We are given 16 different items to distribute among three people: A, B, and C. There are specific conditions for how many items each person receives: B gets one more than A, and C gets two more than B. We need to find the total number of ways to distribute these items according to these conditions.

**step2** Determining the number of items for each person

Let's figure out how many items each person receives. We can do this by trying out possibilities, starting with a small number for A.
If A gets 1 item:
B gets 1 more than A, so B gets $$1+1=2$$ items.
C gets 2 more than B, so C gets $$2+2=4$$ items.
The total number of items distributed would be $$1+2+4=7$$ items. This is not 16, so this is not the correct distribution.
If A gets 2 items:
B gets $$2+1=3$$ items.
C gets $$3+2=5$$ items.
The total number of items distributed would be $$2+3+5=10$$ items. This is not 16.
If A gets 3 items:
B gets $$3+1=4$$ items.
C gets $$4+2=6$$ items.
The total number of items distributed would be $$3+4+6=13$$ items. This is not 16.
If A gets 4 items:
B gets $$4+1=5$$ items.
C gets $$5+2=7$$ items.
The total number of items distributed would be $$4+5+7=16$$ items. This matches the total number of items!
So, person A gets 4 items, person B gets 5 items, and person C gets 7 items.

**step3** Calculating the number of ways to choose items for A

Since the 16 items are *different*, and the people (A, B, C) are distinct, this is a problem of distributing distinct items into distinct groups of a fixed size.
First, we choose 4 items for person A from the 16 available items. The number of ways to do this is given by the combination formula, often written as C(n, k) or $$\binom{n}{k}$$, which means "n choose k".
The number of ways to choose 4 items for A from 16 is $$\binom{16}{4} = \frac{16!}{4!(16-4)!} = \frac{16!}{4!12!}$$.

**step4** Calculating the number of ways to choose items for B

After giving 4 items to A, there are $$16-4=12$$ items remaining.
Next, we choose 5 items for person B from the remaining 12 items.
The number of ways to do this is $$\binom{12}{5} = \frac{12!}{5!(12-5)!} = \frac{12!}{5!7!}$$.

**step5** Calculating the number of ways to choose items for C

After giving 5 items to B, there are $$12-5=7$$ items remaining.
Finally, we choose 7 items for person C from the remaining 7 items.
The number of ways to do this is $$\binom{7}{7} = \frac{7!}{7!(7-7)!} = \frac{7!}{7!0!} = \frac{7!}{7! \times 1} = 1$$. (Since $$0! = 1$$).

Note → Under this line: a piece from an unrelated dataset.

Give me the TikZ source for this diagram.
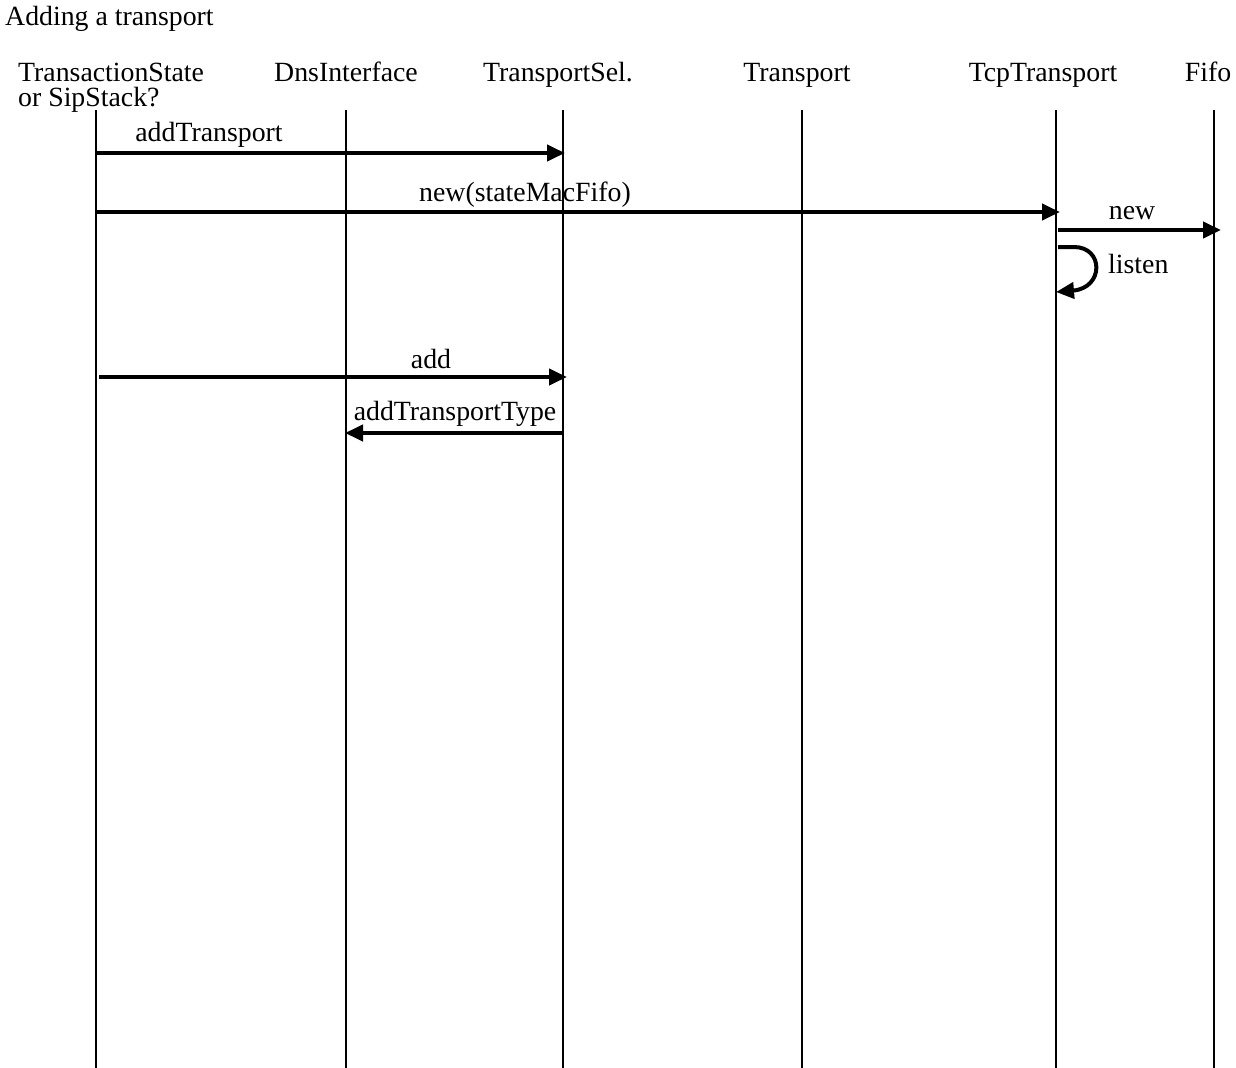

**step6** Calculating the total number of ways

To find the total number of ways to distribute the 16 different items, we multiply the number of ways for each step:
Total ways = (Ways to choose for A) $$\times$$ (Ways to choose for B) $$\times$$ (Ways to choose for C)
Total ways = $$\left(\frac{16!}{4!12!}\right) \times \left(\frac{12!}{5!7!}\right) \times \left(\frac{7!}{7! \times 1}\right)$$
We can cancel out terms: the $$12!$$ in the denominator of the first fraction cancels with the $$12!$$ in the numerator of the second fraction. The $$7!$$ in the denominator of the second fraction cancels with the $$7!$$ in the numerator of the third fraction.
Total ways = $$\frac{16!}{4!5!7!}$$

**step7** Comparing with options

Comparing our result with the given options:
A) $$\frac{16!}{4!5!7!}$$
B) $$\frac{16!}{9!2!5!}$$
C) $$\frac{16!}{3!8!5!}$$
D) $$\frac{16!}{4!6!6!}$$
E) None of these
Our calculated total number of ways matches option A.